BTW – I would be interested to see a post on your thoughts/experience with realestate investment properties and a breakdown of associated tax advantages if you feel so inclined. I think you mentioned somewhere in the blog that you had an llc for a rental property?
There’s a great guest post coming up by another doc on real estate investing. You might like this too:
https://www.whitecoatinvestor.com/how-to-make-money-investing-in-real-estate/
I was told by CPA that the max contribution is 51k from profit sharing and back door roth. I didnt know about the separate job issue. Is this the case? Or have I been mis-informed
I’m sorry your CPA seems to have mis-informed you. To be fair, this issue doesn’t apply to very many people. The backdoor Roth IRA is above and beyond the $51K limit. So is a separate job’s retirement plan.
This is a pretty big bombshell to me, and a lot of ER docs.
A lot of us have a normal job, for which we do the typical 403b/401k up to $51k.
On top of that, in my case, in 2012 I earned about $30k via 1099 income as an independent contractor moonlight at another unrelated ER.
Which means if I set up a new 401, I could shelter another $5k or so of income.
Not a bad idea!
In fact, I probably should do this. As you point out, it is not too late to open at SEP-IRA for 2012, and if I fund it with $5k that’ll reduce my ridiculously high tax bill!
Yup. Me too. Thus the post.
If I do not “fill” the employee part of a plan (say only 10k instead of 17.5k), can I add the remainder into my different solo401k along with the 20% employer contribution?
Yes, you can do that.
I am a W-2 employee from two different groups. In my main group, I am able to put $51k into retirement savings, $17k is from individual contribution. In the second group, their 401k plan only allows for individual 401k contributions–no profit share, Safe harbor, match, etc. Since I already max out my individual $17k contribution at my main group is there a way I can contribute more $$ to a solo-401k (or SEP IRA) based on my income from the second group (both are corps, I have ownership in the main group, but do not and will not have ownership in the second group. I know I could if I were to switch to a 1099 employee at the second group, but if I stay as a W-2 can I contribute to a solo 401k if they do not have a profit share, etc that I can participate in?
No, if you’re an employee you can’t do a solo 401K. You have to be self-employed. Are you sure you max out your individual contribution at the first job? Can all that $51K be “profit-sharing?”

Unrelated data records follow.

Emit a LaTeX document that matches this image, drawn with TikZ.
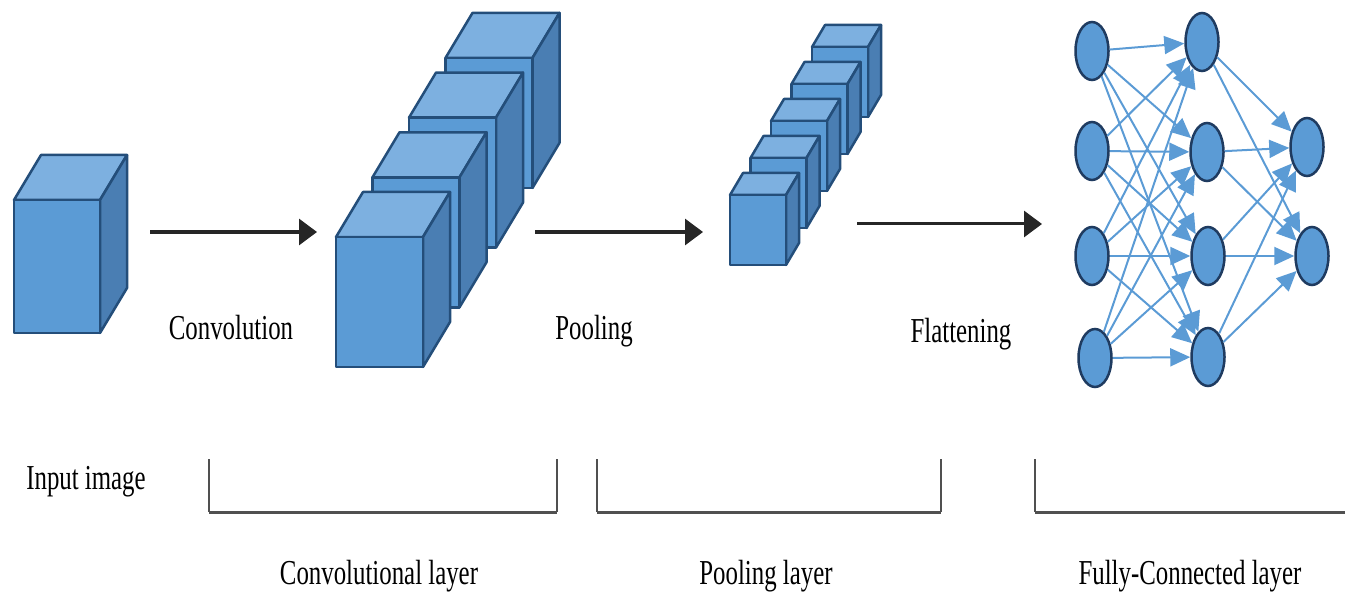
\documentclass[tikz,border=0pt]{standalone}
\usepackage{fontspec}
\setmainfont{Liberation Serif}[FakeStretch=0.71]
\usetikzlibrary{arrows.meta,shapes.geometric}
\definecolor{cfront}{HTML}{5B9BD5}
\definecolor{ctop}{HTML}{7DB0E0}
\definecolor{cside}{HTML}{4A7EB3}
\definecolor{cedge}{HTML}{244E7A}
\definecolor{nnline}{HTML}{5B9BD5}
\definecolor{nnborder}{HTML}{1F3B60}
\definecolor{brk}{HTML}{505050}
\newcommand\mycube[6]{%
  \draw[cubeline,fill=ctop] (#1,#2) -- ++(#5,-#6) -- ++(#3,0) -- (#1+#3,#2) -- cycle;
  \draw[cubeline,fill=cside] (#1+#3,#2) -- ++(#5,-#6) -- ++(0,#4) -- (#1+#3,#2+#4) -- cycle;
  \draw[cubeline,fill=cfront] (#1,#2) rectangle ++(#3,#4);
}
\tikzset{
  cubeline/.style={draw=cedge,line width=2.5pt,line join=round},
  bigarrow/.style={draw=black!85,line width=3pt,-{Triangle[length=18pt,width=26pt]}},
  neuron/.style={ellipse,draw=nnborder,fill=cfront,line width=2.5pt,minimum width=33pt,minimum height=58pt,inner sep=0pt},
  nnarrow/.style={draw=nnline,line width=2pt,-{Triangle[length=20pt,width=18pt]}},
  lbl/.style={font=\fontsize{35}{40}\selectfont,text=black,inner sep=0pt,anchor=base},
  brkside/.style={draw=brk,line width=1.2pt},
  brkbase/.style={draw=brk,line width=3pt},
}
\begin{document}
\begin{tikzpicture}[x=1pt,y=-1pt]
\useasboundingbox (0,0) rectangle (1349,596);
% input cube
\mycube{14}{200}{86}{133}{27}{45}
% convolution cubes
\foreach \i in {3,2,1,0}{
  \pgfmathsetmacro\cx{336+36.5*\i}
  \pgfmathsetmacro\cy{237-59.7*\i}
  \mycube{\cx}{\cy}{87}{130}{27}{45}
}
% pooling cubes
\foreach \i in {4,3,2,1,0}{
  \pgfmathsetmacro\cx{730+20.5*\i}
  \pgfmathsetmacro\cy{195-37*\i}
  \mycube{\cx}{\cy}{56}{70}{13}{22}
}
% big arrows
\coordinate (a1s) at (150,232);
\coordinate (a1e) at (317,232);
\coordinate (a2s) at (535,232);
\coordinate (a2e) at (703,232);
\coordinate (a3s) at (857,224);
\coordinate (a3e) at (1042,224);
\draw[bigarrow] (a1s) -- (a1e);
\draw[bigarrow] (a2s) -- (a2e);
\draw[bigarrow] (a3s) -- (a3e);
% neural network
\node[neuron] (n11) at (1092,51) {};
\node[neuron] (n12) at (1092,151) {};
\node[neuron] (n13) at (1092,256) {};
\node[neuron] (n14) at (1095,358) {};
\node[neuron] (n21) at (1202,42) {};
\node[neuron] (n22) at (1207,152) {};
\node[neuron] (n23) at (1208,256) {};
\node[neuron] (n24) at (1208,357) {};
\node[neuron] (n31) at (1307,147) {};
\node[neuron] (n32) at (1312,256) {};
\foreach \i in {1,2,3,4}{
  \foreach \j in {1,2,3,4}{
    \draw[nnarrow] (n1\i) -- (n2\j);
  }
  \foreach \j in {1,2}{
    \draw[nnarrow] (n2\i) -- (n3\j);
  }
}
% labels
\node[lbl] (tconv) at (231,339) {Convolution};
\node[lbl] (tpool) at (594,339) {Pooling};
\node[lbl] (tflat) at (961,342) {Flattening};
\node[lbl] (tin) at (86,489) {Input image};
\node[lbl] (tcl) at (379,584) {Convolutional layer};
\node[lbl] (tpl) at (766,584) {Pooling layer};
\node[lbl] (tfc) at (1190,584) {Fully-Connected layer};
% brackets
\coordinate (b1a) at (209,459); \coordinate (b1b) at (209,512);
\coordinate (b1c) at (557,512); \coordinate (b1d) at (557,459);
\coordinate (b2a) at (597,459); \coordinate (b2b) at (597,512);
\coordinate (b2c) at (941,512); \coordinate (b2d) at (941,459);
\coordinate (b3a) at (1035,459); \coordinate (b3b) at (1035,512);
\coordinate (b3c) at (1345,512);
\draw[brkside] (b1a) -- (b1b) (b1c) -- (b1d);
\draw[brkbase] (b1b) -- (b1c);
\draw[brkside] (b2a) -- (b2b) (b2c) -- (b2d);
\draw[brkbase] (b2b) -- (b2c);
\draw[brkside] (b3a) -- (b3b);
\draw[brkbase] (b3b) -- (b3c);
\end{tikzpicture}
\end{document}
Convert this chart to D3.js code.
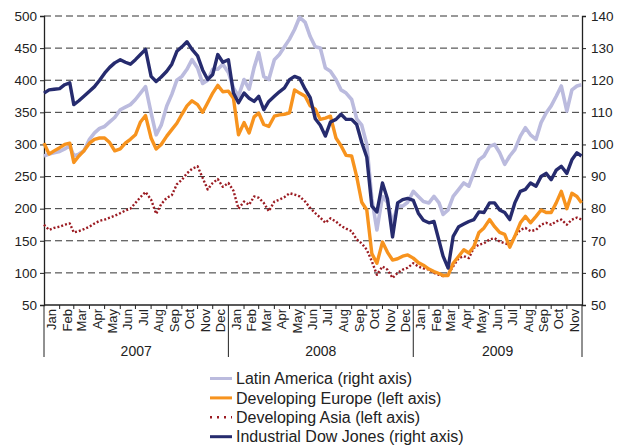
<!DOCTYPE html>
<html>
<head>
<meta charset="utf-8">
<script src="https://cdn.jsdelivr.net/npm/d3@7"></script>
<style>
  body { margin: 0; background: #fff; }
  svg { display: block; font-family: "Liberation Sans", Arial, sans-serif; }
</style>
</head>
<body>
<svg id="chart" width="619" height="445"></svg>
<script>
// sampled on the 1st, 11th and 21st of each month, Jan 2007 - Nov 2009, plus 30 Nov 2009
var sampleDays = [1, 11, 21];

// right axis
var latinAmerica = [
  96.4, 97, 97.4, 97.8, 98.6, 99.6, 96.4, 97, 98, 101.6, 103.6, 105,
  105.6, 107, 108.4, 110.8, 111.6, 112.4, 114, 116, 118, 109.8, 103, 106,
  112, 115.6, 120, 121.2, 123.4, 126.4, 123.8, 119, 120, 123.4, 123.4, 125,
  122.4, 117.6, 115, 120.2, 117.2, 124, 128.6, 121.2, 120.2, 126.4, 128, 130.4,
  132.8, 135.8, 139.6, 138, 133.6, 130.4, 130, 123.8, 122.8, 120.2, 117, 116,
  114, 108, 106, 100, 83, 73.4, 83.8, 82, 75.6, 80.8, 80.8, 82,
  85.4, 83.8, 82.2, 81.8, 83.8, 81.8, 78.2, 79.6, 83.8, 86, 88, 87,
  91.2, 95.2, 96.4, 99.4, 100, 97.4, 93.8, 96.4, 98.4, 102.6, 105.2, 103,
  101.6, 106.8, 109.8, 112, 115, 118.2, 110.4, 117, 118.2, 118.6
];
// left axis
var developingEurope = [
  302, 285, 290, 295, 300, 302, 272, 282, 290, 302, 308, 310,
  310, 303, 290, 293, 302, 308, 315, 335, 345, 310, 293, 300,
  313, 323, 333, 347, 360, 368, 362, 350, 365, 380, 392, 382,
  383, 372, 315, 334, 318, 343, 349, 331, 328, 344, 346, 347,
  349, 385, 380, 375, 360, 355, 339, 341, 344, 310, 298, 283,
  282, 250, 210, 198, 130, 115, 148, 132, 120, 122, 126, 128,
  123, 116, 112, 106, 102, 99, 96, 96, 115, 126, 136, 131,
  141, 163, 170, 183, 172, 163, 160, 140, 157, 178, 188, 178,
  188, 198, 194, 194, 209, 227, 200, 224, 219, 209
];
// left axis
var developingAsia = [
  175, 167, 170, 172, 175, 177, 163, 165, 168, 172, 177, 181,
  183, 186, 189, 193, 197, 200, 209, 218, 226, 214, 192, 207,
  217, 221, 238, 245, 255, 262, 266, 248, 230, 240, 246, 234,
  240, 228, 200, 211, 206, 219, 217, 209, 196, 211, 214, 218,
  224, 222, 219, 211, 201, 193, 186, 178, 185, 180, 173, 169,
  165, 152, 146, 136, 118, 97, 110, 105, 92, 100, 105, 108,
  115, 110, 107, 105, 100, 97, 95, 98, 110, 123, 126, 123,
  139, 144, 146, 152, 154, 149, 146, 144, 157, 167, 170, 165,
  167, 175, 178, 175, 180, 183, 175, 183, 186, 183
];
// right axis
var dowJones = [
  116, 117, 117.2, 117.4, 118.6, 119.2, 112.4, 113.6, 115, 116.6, 118, 120,
  122.2, 124, 125.4, 126.4, 125.6, 125, 126.4, 128, 129.6, 121.2, 119.6, 121,
  122.8, 125, 129, 130.4, 132, 129.6, 127.6, 123.2, 120.2, 121.8, 128, 125.6,
  126.4, 116, 113, 116, 114.4, 113.4, 115, 110.8, 113.4, 115, 116.4, 117.6,
  120.2, 121.2, 120.6, 117.2, 114.6, 108, 106, 102.6, 107, 107.8, 109.4, 107.8,
  107.8, 106.2, 100.6, 96, 80.8, 79, 88, 83, 71.2, 81.8, 82.8, 83.2,
  82.6, 78.6, 76.4, 75.6, 76, 70, 65.2, 61.5, 71.4, 74.4, 75.2, 76,
  76.6, 79, 78.8, 81.8, 81.8, 79.6, 78.8, 76.6, 81.8, 85.4, 86, 88,
  87, 90, 91, 89, 92, 93.2, 91, 95.2, 97.4, 96.4
];

var monthNames = ['Jan','Feb','Mar','Apr','May','Jun','Jul','Aug','Sep','Oct','Nov','Dec'];
var years = [2007, 2008, 2009];
var leftTicks = [50, 100, 150, 200, 250, 300, 350, 400, 450, 500];
var rightTicks = [50, 60, 70, 80, 90, 100, 110, 120, 130, 140];

var seriesNames = ['Latin America (right axis)', 'Developing Europe (left axis)',
                   'Developing Asia (left axis)', 'Industrial Dow Jones (right axis)'];

(function() {
  // build the dates
  var dates = [];
  for (var m = 0; m < 35; m++) {
    sampleDays.forEach(function(d) { dates.push(new Date(2007, m, d)); });
  }
  dates.push(new Date(2009, 10, 30));

  var svg = d3.select('#chart');
  var pl = 44, pr = 582, pt = 16, pb = 305;

  var x = d3.scaleTime().domain([new Date(2007, 0, 1), new Date(2009, 11, 1)]).range([pl, pr]);
  var yL = d3.scaleLinear().domain([50, 500]).range([pb, pt]);
  var yR = d3.scaleLinear().domain([50, 140]).range([pb, pt]);

  // grid
  svg.append('g').selectAll('line').data(leftTicks.slice(1)).enter().append('line')
    .attr('x1', pl).attr('x2', pr)
    .attr('y1', function(d) { return yL(d); }).attr('y2', function(d) { return yL(d); })
    .attr('stroke', '#333').attr('stroke-width', 1).attr('stroke-dasharray', '7,4');

  // axes
  var axL = svg.append('g').attr('transform', 'translate(' + pl + ',0)')
    .call(d3.axisLeft(yL).tickValues(leftTicks).tickSize(4).tickPadding(3));
  var axR = svg.append('g').attr('transform', 'translate(' + pr + ',0)')
    .call(d3.axisRight(yR).tickValues(rightTicks).tickSize(4).tickPadding(5));
  [axL, axR].forEach(function(a) {
    a.select('.domain').attr('stroke', '#222').attr('stroke-width', 1.3);
    a.selectAll('.tick line').attr('stroke', '#222');
    a.selectAll('text').attr('font-size', 13.5).attr('fill', '#222')
      .attr('font-family', '"Liberation Sans", Arial, sans-serif');
  });

  // bottom axis
  var monthStarts = d3.timeMonth.range(new Date(2007, 0, 1), new Date(2009, 11, 2));
  var xg = svg.append('g');
  xg.append('line').attr('x1', pl).attr('x2', pr).attr('y1', pb).attr('y2', pb)
    .attr('stroke', '#222').attr('stroke-width', 1.3);
  xg.selectAll('.mt').data(monthStarts).enter().append('line')
    .attr('x1', function(d) { return x(d); }).attr('x2', function(d) { return x(d); })
    .attr('y1', pb).attr('y2', function(d) {
      return (d.getMonth() === 0 || d >= new Date(2009, 11, 1)) ? 357 : pb + 4;
    })
    .attr('stroke', '#222').attr('stroke-width', 1);
  xg.selectAll('.ml').data(monthStarts.slice(0, 35)).enter().append('text')
    .attr('transform', function(d) {
      var mid = x(new Date(d.getFullYear(), d.getMonth(), 16));
      return 'translate(' + mid + ',' + (pb + 4) + ') rotate(-90)';
    })
    .attr('dy', '0.35em').attr('text-anchor', 'end').attr('font-size', 13).attr('fill', '#222')
    .text(function(d) { return monthNames[d.getMonth()]; });
  xg.selectAll('.yl').data(years).enter().append('text')
    .attr('x', function(y) {
      var end = y === 2009 ? new Date(2009, 11, 1) : new Date(y + 1, 0, 1);
      return (x(new Date(y, 0, 1)) + x(end)) / 2;
    })
    .attr('y', 356).attr('text-anchor', 'middle').attr('font-size', 14).attr('fill', '#222')
    .text(function(y) { return y; });

  // lines
  function lineFor(scale) {
    return d3.line().x(function(d, i) { return x(dates[i]); }).y(function(d) { return scale(d); });
  }
  var styles = [
    { data: latinAmerica, scale: yR, color: '#bbbbde', width: 3.6, dash: null },
    { data: developingAsia, scale: yL, color: '#9b1b22', width: 2.4, dash: '2,2' },
    { data: developingEurope, scale: yL, color: '#f7931e', width: 3.4, dash: null },
    { data: dowJones, scale: yR, color: '#262b6e', width: 3.4, dash: null }
  ];
  styles.forEach(function(s) {
    svg.append('path').datum(s.data)
      .attr('d', lineFor(s.scale))
      .attr('fill', 'none').attr('stroke', s.color).attr('stroke-width', s.width)
      .attr('stroke-linejoin', 'round')
      .attr('stroke-dasharray', s.dash);
  });

  // legend
  var legendColors = ['#bbbbde', '#f7931e', '#9b1b22', '#262b6e'];
  var lg = svg.append('g');
  seriesNames.forEach(function(name, i) {
    var yy = 378.5 + i * 19.4;
    lg.append('line').attr('x1', 210).attr('x2', 232).attr('y1', yy).attr('y2', yy)
      .attr('stroke', legendColors[i]).attr('stroke-width', i === 2 ? 2.4 : 3)
      .attr('stroke-dasharray', i === 2 ? '2,5' : null);
    lg.append('text').attr('x', 236).attr('y', yy).attr('dy', '0.35em')
      .attr('font-size', 16).attr('fill', '#222').text(name);
  });
})();
</script>
</body>
</html>
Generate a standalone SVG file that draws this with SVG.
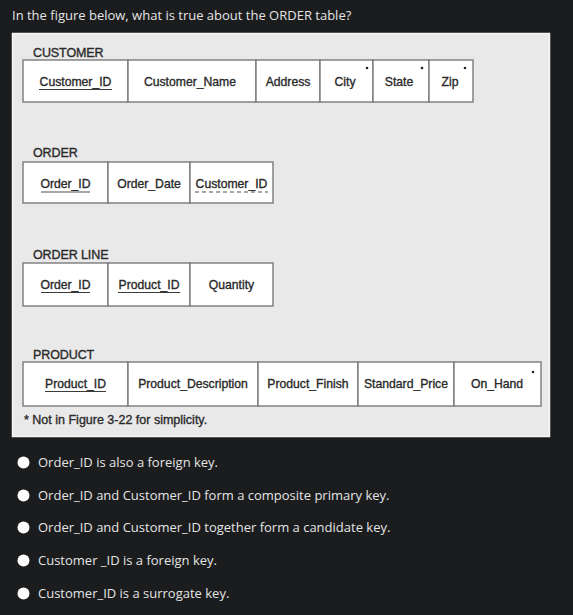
<svg xmlns="http://www.w3.org/2000/svg" width="573" height="615" viewBox="0 0 573 615">
<style>
.q{font-family:"Open Sans","Noto Sans",sans-serif;font-size:13px;fill:#e4e4e4}
.lbl{font-family:"Liberation Sans",Arial,sans-serif;font-size:12.5px;fill:#2a2a2a;stroke:#2a2a2a;stroke-width:0.35;letter-spacing:-0.1px}
.c{font-family:"Liberation Sans",Arial,sans-serif;font-size:12.2px;fill:#2a2a2a;stroke:#2a2a2a;stroke-width:0.35;text-anchor:middle}
.cell{fill:#ffffff;stroke:#7a7a7a;stroke-width:1.4}
.ul{stroke:#3a3a3a;stroke-width:1}
.ulg{stroke:#8a8a8a;stroke-width:1.6}
.dash{stroke:#8a8a8a;stroke-width:1.6;stroke-dasharray:4 3}
.dot{fill:#222}
.bullet{fill:#ffffff}
</style>
<rect x="0" y="0" width="573" height="615" fill="#1b1c1e"/>
<text class="q" x="12" y="20">In the figure below, what is true about the ORDER table?</text>
<rect x="12.5" y="33.5" width="537" height="403" fill="#e9e9e9" stroke="#f6f6f6" stroke-width="1.5"/>

<g id="customer">
<text class="lbl" x="33" y="57">CUSTOMER</text>
<rect class="cell" x="23" y="60" width="105" height="42"/>
<rect class="cell" x="128" y="60" width="128" height="42"/>
<rect class="cell" x="256" y="60" width="64" height="42"/>
<rect class="cell" x="320" y="60" width="53" height="42"/>
<rect class="cell" x="373" y="60" width="56" height="42"/>
<rect class="cell" x="429" y="60" width="44" height="42"/>
<text class="c" x="75.5" y="86">Customer_ID</text>
<line class="ul" x1="39" y1="89.5" x2="112" y2="89.5"/>
<text class="c" x="190" y="86">Customer_Name</text>
<text class="c" x="288" y="86">Address</text>
<text class="c" x="345" y="86">City</text>
<text class="c" x="399" y="86">State</text>
<text class="c" x="450" y="86">Zip</text>
<circle class="dot" cx="367" cy="68" r="1.3"/>
<circle class="dot" cx="422" cy="68" r="1.3"/>
<circle class="dot" cx="465" cy="68" r="1.3"/>
</g>

<g id="order">
<text class="lbl" x="33" y="157">ORDER</text>
<rect class="cell" x="23" y="162" width="85" height="41"/>
<rect class="cell" x="108" y="162" width="82" height="41"/>
<rect class="cell" x="190" y="162" width="83" height="41"/>
<text class="c" x="65.5" y="188">Order_ID</text>
<line class="ulg" x1="41" y1="192" x2="90" y2="192"/>
<text class="c" x="149" y="188">Order_Date</text>
<text class="c" x="231.5" y="188">Customer_ID</text>
<line class="dash" x1="195" y1="192" x2="268" y2="192"/>
</g>

<g id="order_line">
<text class="lbl" x="33" y="259">ORDER LINE</text>
<rect class="cell" x="23" y="263" width="85" height="43"/>
<rect class="cell" x="108" y="263" width="82" height="43"/>
<rect class="cell" x="190" y="263" width="83" height="43"/>
<text class="c" x="65.5" y="289">Order_ID</text>
<line class="ul" x1="41" y1="292.5" x2="90" y2="292.5"/>
<text class="c" x="149" y="289">Product_ID</text>
<line class="ul" x1="118" y1="292.5" x2="180" y2="292.5"/>
<text class="c" x="231.5" y="289">Quantity</text>
</g>

<g id="product">
<text class="lbl" x="33" y="359">PRODUCT</text>
<rect class="cell" x="23" y="362" width="105" height="44"/>
<rect class="cell" x="128" y="362" width="130" height="44"/>
<rect class="cell" x="258" y="362" width="100" height="44"/>
<rect class="cell" x="358" y="362" width="96" height="44"/>
<rect class="cell" x="454" y="362" width="87" height="44"/>
<text class="c" x="75.5" y="388">Product_ID</text>
<line class="ul" x1="45" y1="391.5" x2="106" y2="391.5"/>
<text class="c" x="193" y="388">Product_Description</text>
<text class="c" x="308" y="388">Product_Finish</text>
<text class="c" x="406" y="388">Standard_Price</text>
<text class="c" x="497" y="388">On_Hand</text>
<circle class="dot" cx="533" cy="372" r="1.3"/>
</g>

<text class="c" x="24" y="424" style="text-anchor:start;font-size:12.5px">* Not in Figure 3-22 for simplicity.</text>

<g id="options">
<circle class="bullet" cx="23.5" cy="462.5" r="6"/>
<text class="q" x="38" y="467">Order_ID is also a foreign key.</text>
<circle class="bullet" cx="23.5" cy="495.5" r="6"/>
<text class="q" x="38" y="500">Order_ID and Customer_ID form a composite primary key.</text>
<circle class="bullet" cx="23.5" cy="527.5" r="6"/>
<text class="q" x="38" y="532">Order_ID and Customer_ID together form a candidate key.</text>
<circle class="bullet" cx="23.5" cy="560.5" r="6"/>
<text class="q" x="38" y="565">Customer _ID is a foreign key.</text>
<circle class="bullet" cx="23.5" cy="593.5" r="6"/>
<text class="q" x="38" y="598">Customer_ID is a surrogate key.</text>
</g>
</svg>
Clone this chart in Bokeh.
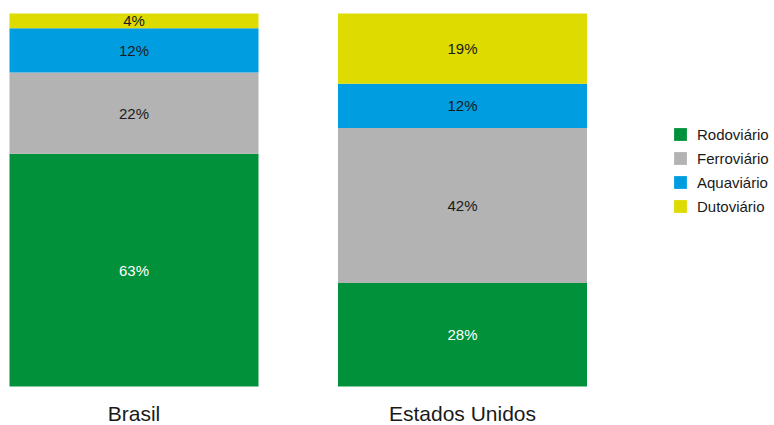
from bokeh.plotting import figure
from bokeh.models import ColumnDataSource, Range1d, Legend, LegendItem
from bokeh.core.properties import value
from bokeh.embed import file_html
from bokeh.resources import INLINE

categories = ["Brasil", "Estados Unidos"]
modes = ["Rodoviário", "Ferroviário", "Aquaviário", "Dutoviário"]
rodoviario = [63, 28]
ferroviario = [22, 42]
aquaviario = [12, 12]
dutoviario = [4, 19]
colors = ["#00913A", "#B3B3B3", "#009DE0", "#DEDB00"]
label_colors = ["#FFFFFF", "#1A1A1A", "#1A1A1A", "#1A1A1A"]

series = [rodoviario, ferroviario, aquaviario, dutoviario]
xs = list(range(len(categories)))

data = {"x": xs, "cat": categories}
for m, s in zip(modes, series):
    data[m] = s
source = ColumnDataSource(data)

p = figure(width=774, height=425, output_backend="svg", toolbar_location=None,
           x_range=Range1d(-0.4064, 1.9498), y_range=Range1d(-10.56, 104.52),
           min_border=0, outline_line_color=None)
p.axis.visible = False
p.grid.visible = False

renderers = p.vbar_stack(modes, x="x", width=0.758, color=colors, source=source,
                         line_color=None)

# percentage labels
lx, ly, lt, lc = [], [], [], []
for i in xs:
    base = 0
    for s, c in zip(series, label_colors):
        v = s[i]
        lx.append(i)
        ly.append(base + v / 2)
        lt.append(f"{v}%")
        lc.append(c)
        base += v
lsrc = ColumnDataSource(dict(x=lx, y=ly, t=lt, c=lc))
p.text(x="x", y="y", text="t", text_color="c", source=lsrc,
       text_align="center", text_baseline="middle",
       text_font=value("Liberation Sans"), text_font_size="15px")

# category labels
csrc = ColumnDataSource(dict(x=xs, y=[0] * len(xs), t=categories))
p.text(x="x", y="y", text="t", source=csrc, text_align="center",
       text_baseline="bottom", y_offset=38, text_color="#1A1A1A",
       text_font=value("Liberation Sans"), text_font_size="21px")

legend = Legend(items=[LegendItem(label=m, renderers=[r]) for m, r in zip(modes, renderers)],
                location=(672, 209), orientation="vertical",
                padding=0, margin=0, spacing=4, glyph_width=16, glyph_height=16,
                label_standoff=9, label_height=20,
                label_text_font="Liberation Sans", label_text_font_size="15px",
                label_text_color="#1A1A1A",
                border_line_color=None, background_fill_alpha=0)
p.add_layout(legend)

open("out.html", "w").write(file_html(p, INLINE))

Unfortunately, we limit the amount of profit share (51k-17k=34k) we pay out in order to minimize the amount we need to pay out to the regular employees as part of the profit share plan. We are set up as a corporation with 60+ employees. Any other ideas?
There’s always index funds in a taxable account. It’s not nearly as bad an option as people often assume. Very tax efficient.